Frequently Asked Questions (FAQs)
- Can I use ground beef instead of turkey? Yes, you can substitute ground beef for turkey. Just be sure to drain off any excess fat after browning.
- Can I make this chili vegetarian or vegan? Absolutely! Replace the ground turkey with a plant-based ground meat substitute or add more beans and vegetables.
- What’s the best way to reheat chili? You can reheat chili on the stovetop over medium heat, stirring occasionally, or in the microwave.
- How long does chili last in the refrigerator? Chili will last for 3-4 days in the refrigerator when stored in an airtight container.
- Can I add beer to the chili? Yes! Adding a dark beer like a stout or porter can add a rich, complex flavor. Add it after browning the turkey and simmer for a few minutes to let the alcohol evaporate.
- What are some good toppings for turkey chili? Popular toppings include shredded cheese, sour cream, avocado, chopped cilantro, diced onions, and jalapenos.
- Can I use fresh tomatoes instead of canned? Yes, you can use fresh tomatoes. You’ll need about 6-8 medium tomatoes, peeled and diced.
- How do I adjust the spice level if it’s too hot? Add a dollop of sour cream or Greek yogurt to cool down the chili. You can also add a bit more tomato sauce or broth to dilute the spiciness.
- Can I use a different type of pepper? Yes! Experiment with different types of peppers like Anaheim peppers, poblano peppers, or even a jalapeño for extra heat.
- What kind of cornbread goes well with this chili? A slightly sweet cornbread pairs perfectly with the savory chili.
- Is this recipe gluten-free? Yes, this recipe is naturally gluten-free. Just be sure to check the labels of your spices to ensure they are gluten-free.
- Can I add chocolate to the chili? Surprisingly, yes! A small amount of unsweetened cocoa powder or dark chocolate can add depth and richness to the chili.
- How do I prevent the chili from burning on the bottom of the pot?

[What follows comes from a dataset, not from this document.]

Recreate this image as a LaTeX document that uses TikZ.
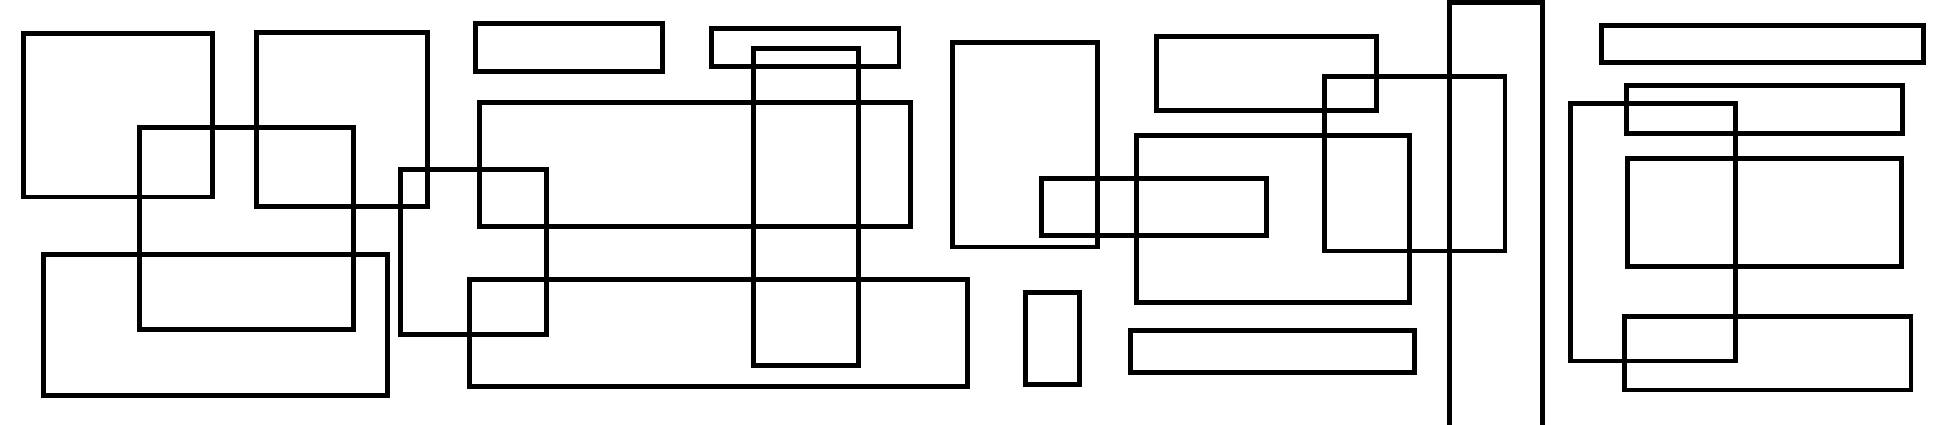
\documentclass[tikz,border=0pt]{standalone}
\begin{document}
\begin{tikzpicture}[x=1pt,y=-1pt,box/.style={draw=black,line width=4.6pt}]
\useasboundingbox (0,0) rectangle (1950,425);
\clip (0,0) rectangle (1950,425);
% A..W rectangles
\draw[box] (23.3,33.7) rectangle (212.3,197);
\draw[box] (256.7,32.7) rectangle (427.3,206.3);
\draw[box] (139.3,127.7) rectangle (353.3,329.3);
\draw[box] (43.3,254.7) rectangle (387.3,395.3);
\draw[box] (400.3,169.7) rectangle (546.3,334.3);
\draw[box] (475.3,23.7) rectangle (662.3,71.3);
\draw[box] (479.7,102.3) rectangle (910.3,226.3);
\draw[box] (469.3,279.3) rectangle (967.3,386.3);
\draw[box] (711.3,28.3) rectangle (899,66.7);
\draw[box] (753.3,48.7) rectangle (858.3,365.7);
\draw[box] (952.3,42.3) rectangle (1097.3,247);
\draw[box] (1041.3,178.3) rectangle (1266.3,235.7);
\draw[box] (1025.3,292.3) rectangle (1079.3,384.3);
\draw[box] (1156.3,36.3) rectangle (1376.3,110.3);
\draw[box] (1136.3,135.7) rectangle (1409.3,302.3);
\draw[box] (1130.3,330.3) rectangle (1414.3,372.3);
\draw[box] (1324.3,76.3) rectangle (1505,251);
\draw[box] (1449.7,2.3) rectangle (1542.3,440);
\draw[box] (1601.3,25.7) rectangle (1923.3,62.3);
\draw[box] (1626.3,85.3) rectangle (1902.3,133.3);
\draw[box] (1570.3,103.3) rectangle (1735.3,361);
\draw[box] (1627.3,158.7) rectangle (1901.3,266.3);
\draw[box] (1624.3,316.3) rectangle (1911,390);
\end{tikzpicture}
\end{document}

Stir the chili frequently, especially during the simmering process. Using a heavy-bottomed pot can also help prevent burning.
- Can I use dry beans instead of canned? Yes, but you’ll need to soak the dry beans overnight and cook them until tender before adding them to the chili.
- What’s a good way to use leftover chili? Leftover chili is great in chili dogs, chili cheese fries, or as a topping for baked potatoes.